I am interested in this also. My first batches of soap this past July were 100% CO soleseife bars. They have now been curing for three months and they have a tremendous amount of sweat on them. Again, 100% CO with 20% SF, 25% salt, a little mint EO. My other batches, which were standard 4-oil batches and superfatted at 3.5% have had no sweating at all that I can tell.

From what I have read on this forum, sweating can be caused several factors.. one is glycerin content and another is high humidity. But if these were the causes all my soaps would be affected in the same manner, no?

Scooter
 
I am interested in this also. My first batches of soap this past July were 100% CO soleseife bars. They have now been curing for three months and they have a tremendous amount of sweat on them. Again, 100% CO with 20% SF, 25% salt, a little mint EO. My other batches, which were standard 4-oil batches and superfatted at 3.5% have had no sweating at all that I can tell.
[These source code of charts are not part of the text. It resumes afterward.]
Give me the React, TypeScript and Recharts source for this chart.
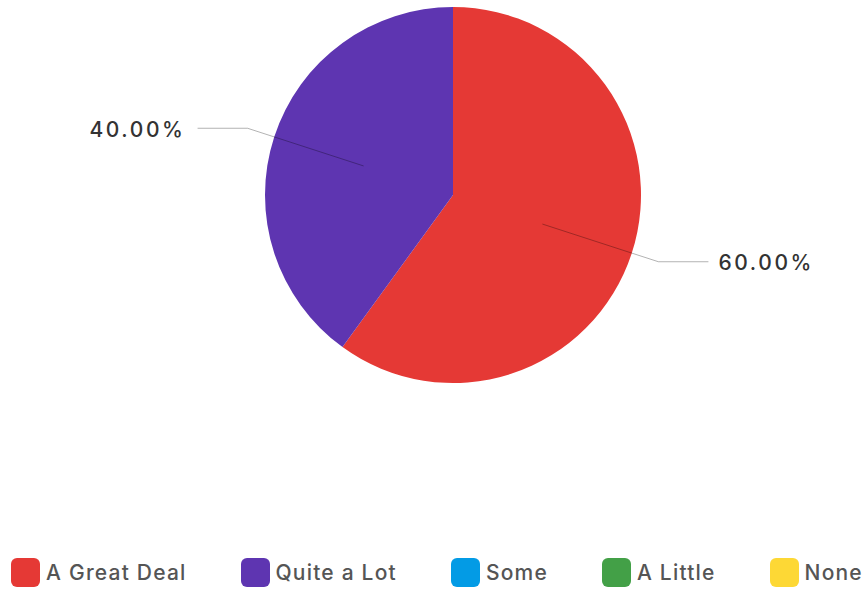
import React from "react";
import { PieChart, Pie, Cell, Legend } from "recharts";

const categories = ["A Great Deal", "Quite a Lot", "Some", "A Little", "None"];
const shares = [60, 40, 0, 0, 0];
const colors = ["#e53935", "#5e35b1", "#039be5", "#43a047", "#fdd835"];

const data = categories.map((name, i) => ({ name, value: shares[i] }));

const RAD = Math.PI / 180;

function SliceLabel(props: any) {
  const { cx, cy, midAngle, outerRadius, percent } = props;
  if (!percent) return null;
  const cos = Math.cos(-midAngle * RAD);
  const sin = Math.sin(-midAngle * RAD);
  const sx = cx + outerRadius * 0.5 * cos;
  const sy = cy + outerRadius * 0.5 * sin;
  const mx = cx + (outerRadius + 28) * cos;
  const my = cy + (outerRadius + 28) * sin;
  const right = cos >= 0;
  const ex = mx + (right ? 50 : -50);
  return (
    <g>
      <path
        d={`M${sx},${sy}L${mx},${my}L${ex},${my}`}
        stroke="rgba(0,0,0,0.3)"
        strokeWidth={1}
        fill="none"
      />
      <text
        x={ex + (right ? 10 : -12)}
        y={my + 1}
        textAnchor={right ? "start" : "end"}
        dominantBaseline="central"
        fill="#333"
        fontSize={21}
        fontWeight={500}
        letterSpacing={2.6}
        fontFamily="Inter, sans-serif"
      >
        {(percent * 100).toFixed(2)}%
      </text>
    </g>
  );
}

function LegendBox() {
  return (
    <div
      style={{
        display: "flex",
        justifyContent: "center",
        gap: 54,
        paddingLeft: 6,
        fontFamily: "Inter, sans-serif",
        fontSize: 21,
        fontWeight: 500,
        letterSpacing: 1.2,
        color: "#555",
      }}
    >
      {categories.map((c, i) => (
        <div key={c} style={{ display: "flex", alignItems: "center", gap: 6 }}>
          <span
            style={{
              width: 29,
              height: 29,
              borderRadius: 6,
              background: colors[i],
              display: "inline-block",
            }}
          />
          <span>{c}</span>
        </div>
      ))}
    </div>
  );
}

export default function App() {
  return (
    <div style={{ position: "absolute", left: 0, top: 0, background: "#fff" }}>
      <PieChart width={868} height={589} margin={{ top: 0, right: 0, bottom: 0, left: 0 }}>
        <Pie
          data={data}
          dataKey="value"
          nameKey="name"
          cx={453}
          cy={195}
          outerRadius={188}
          startAngle={90}
          endAngle={-270}
          stroke="none"
          label={SliceLabel}
          labelLine={false}
          isAnimationActive={false}
        >
          {data.map((d, i) => (
            <Cell key={d.name} fill={colors[i]} />
          ))}
        </Pie>
        <Legend
          verticalAlign="bottom"
          content={() => <LegendBox />}
          wrapperStyle={{ bottom: 2, left: 0, width: 868 }}
        />
      </PieChart>
    </div>
  );
}
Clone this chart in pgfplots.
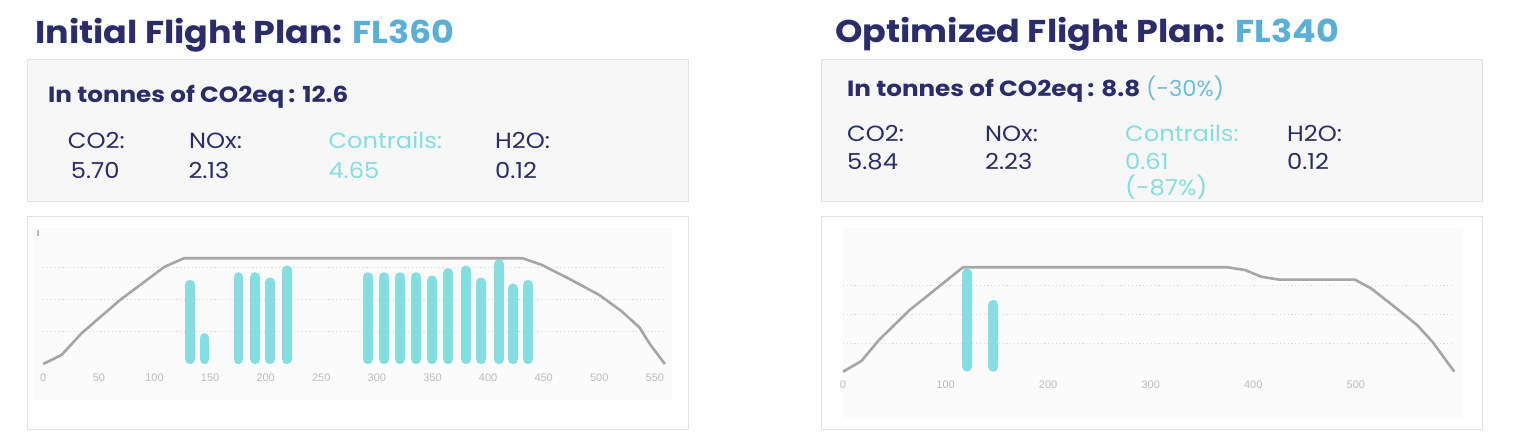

From what I have read on this forum, sweating can be caused several factors.. one is glycerin content and another is high humidity. But if these were the causes all my soaps would be affected in the same manner, no?

Scooter
What type of salt did you use? Some pacific sea salt blends to have a percentage of Dead Sea Salt which would give you trouble. Just a little not Soleseif soap does not need to be 100% coconut oil, in fact I have never made a brine soap with such a high CO and superfat so I cannot really troubleshoot the sweating problem.
 
Every salt bar I have ever made sweated for about 6 months on and off. And no, they did not all sweat all at the same time or under the same conditions, even though they were in the same part of the same room of the house (they were next to each other on top of a chest of drawers). I have no "why" answers, so don't ask. But, magically, about 6 months, they get over their sweating issues and everyone loves them. Just keep them in open air, and let them be.
 
What type of salt did you use? Some pacific sea salt blends to have a percentage of Dead Sea Salt which would give you trouble. Just a little not Soleseif soap does not need to be 100% coconut oil, in fact I have never made a brine soap with such a high CO and superfat so I cannot really troubleshoot the sweating problem.

I want to thank all the people who responded to this.

The salt was just a generic-like finely milled Hain brand sea salt evaporated from "Pacific sea water" though it did not give more of a description than this. No iodine was in the salt, I know that.